PROVIDED MATERIAL ▸
★ ★ ★ ★ ★ ★ ★
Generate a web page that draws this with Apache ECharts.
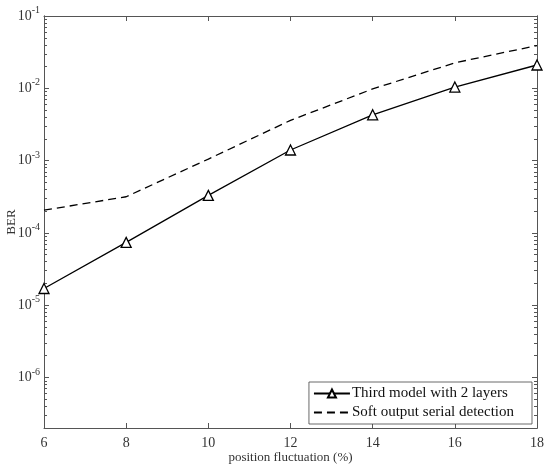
<!DOCTYPE html>
<html>
    <head>
        <meta charset="UTF-8">
        <title>BER vs position fluctuation</title>
        <script type="text/javascript" src="https://cdn.jsdelivr.net/npm/echarts@6/dist/echarts.min.js"></script>
    </head>
    <body style="height: 100%; margin: 0; overflow: hidden;">
        <div id="container" style="width: 550px; height: 469px"></div>
    </body>
    <script type="text/javascript">
        var dom = document.getElementById("container");
        var myChart = echarts.init(dom);

        // data
        var fluctuation = [6, 8, 10, 12, 14, 16, 18];
        var thirdModel = [1.7e-5, 7.4e-5, 3.3e-4, 1.4e-3, 4.3e-3, 1.04e-2, 2.1e-2];
        var softSerial = [2.06e-4, 3.16e-4, 1.05e-3, 3.6e-3, 9.8e-3, 2.25e-2, 3.9e-2];
        var xTicks = [6, 8, 10, 12, 14, 16, 18];
        var yDecades = [1e-6, 1e-5, 1e-4, 1e-3, 1e-2, 1e-1];

        var yMin = 2e-7, yMax = 1e-1;
        var font = 'Liberation Serif';
        var axisColor = '#555';

        // minor ticks at 2..9 of every decade
        var yMinor = [];
        for (var d = -7; d < -1; d++) {
            for (var k = 2; k <= 9; k++) {
                var v = k * Math.pow(10, d);
                if (v > yMin * 1.0001 && v < yMax) yMinor.push(v);
            }
        }

        function pairs(xs, ys) {
            return xs.map(function (x, i) { return [x, ys[i]]; });
        }

        function yAxisBase(pos, ticks, len, labels) {
            return {
                type: 'log',
                position: pos,
                min: yMin,
                max: yMax,
                logBase: 10,
                axisLine: { show: true, lineStyle: { color: axisColor, width: 1 } },
                axisTick: { show: true, inside: true, length: len, customValues: ticks,
                    lineStyle: { color: axisColor, width: 1 } },
                axisLabel: labels ? {
                    show: true,
                    customValues: yDecades,
                    margin: 4,
                    formatter: function (val) {
                        var e = Math.round(Math.log10(val));
                        return '{b|10}{s|' + e + '}';
                    },
                    rich: {
                        b: { fontFamily: font, fontSize: 14, color: '#333' },
                        s: { fontFamily: font, fontSize: 10, color: '#333', padding: [0, 0, 11, 0] }
                    }
                } : { show: false },
                splitLine: { show: false },
                minorTick: { show: false }
            };
        }

        function xAxisBase(pos, labels) {
            return {
                type: 'value',
                position: pos,
                min: 6,
                max: 18,
                interval: 2,
                axisLine: { show: true, onZero: false, lineStyle: { color: axisColor, width: 1 } },
                axisTick: { show: true, inside: true, length: 5, customValues: xTicks,
                    lineStyle: { color: axisColor, width: 1 } },
                axisLabel: labels ? {
                    show: true, customValues: xTicks, margin: 8,
                    fontFamily: font, fontSize: 14, color: '#333'
                } : { show: false },
                splitLine: { show: false }
            };
        }

        var xBottom = xAxisBase('bottom', true);
        xBottom.name = 'position fluctuation (%)';
        xBottom.nameLocation = 'middle';
        xBottom.nameGap = 23;
        xBottom.nameMoveOverlap = false;
        xBottom.nameTextStyle = { fontFamily: font, fontSize: 13, color: '#333' };

        var yLeft = yAxisBase('left', yDecades, 5, true);
        yLeft.name = 'BER';
        yLeft.nameLocation = 'middle';
        yLeft.nameGap = 26;
        yLeft.nameMoveOverlap = false;
        yLeft.nameTextStyle = { fontFamily: font, fontSize: 13, color: '#333' };

        var option = {
            animation: false,
            backgroundColor: '#fff',
            grid: { left: 44, right: 13, top: 16, bottom: 41, containLabel: false, outerBoundsMode: 'none' },
            xAxis: [xBottom, xAxisBase('top', false)],
            yAxis: [
                yLeft,
                yAxisBase('left', yMinor, 3, false),
                yAxisBase('right', yDecades, 5, false),
                yAxisBase('right', yMinor, 3, false)
            ],
            legend: {
                orient: 'vertical',
                right: 18,
                bottom: 45,
                padding: [4, 18, 4, 4],
                itemGap: 4,
                itemWidth: 36,
                itemHeight: 10,
                backgroundColor: '#fff',
                borderColor: '#444',
                borderWidth: 0.8,
                borderRadius: 0,
                textStyle: { fontFamily: font, fontSize: 15, color: '#111', padding: [0, 0, 0, -3] },
                data: [
                    { name: 'Third model with 2 layers' },
                    { name: 'Soft output serial detection',
                      itemStyle: { color: 'rgba(0,0,0,0)', borderWidth: 0, opacity: 0 } }
                ]
            },
            series: [
                {
                    name: 'Third model with 2 layers',
                    type: 'line',
                    data: pairs(fluctuation, thirdModel),
                    symbol: 'triangle',
                    symbolSize: 10,
                    showAllSymbol: true,
                    lineStyle: { color: '#000', width: 1.3 },
                    itemStyle: { color: '#fff', borderColor: '#000', borderWidth: 1.3 },
                    z: 3
                },
                {
                    name: 'Soft output serial detection',
                    type: 'line',
                    data: pairs(fluctuation, softSerial),
                    symbol: 'none',
                    lineStyle: { color: '#000', width: 1.3, type: [8, 5] },
                    itemStyle: { color: '#000' },
                    z: 2
                }
            ]
        };

        myChart.setOption(option);
    </script>
</html>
★ ★ ★ ★ ★ ★ ★
WRITTEN INSTRUCTION ▸ Using the material above, copy every line in which the string "with" occurs.

REPLY TO THE EXERCISE ▸
Generate a web page that draws this with Apache ECharts.
                    { name: 'Third model with 2 layers' },
                    name: 'Third model with 2 layers',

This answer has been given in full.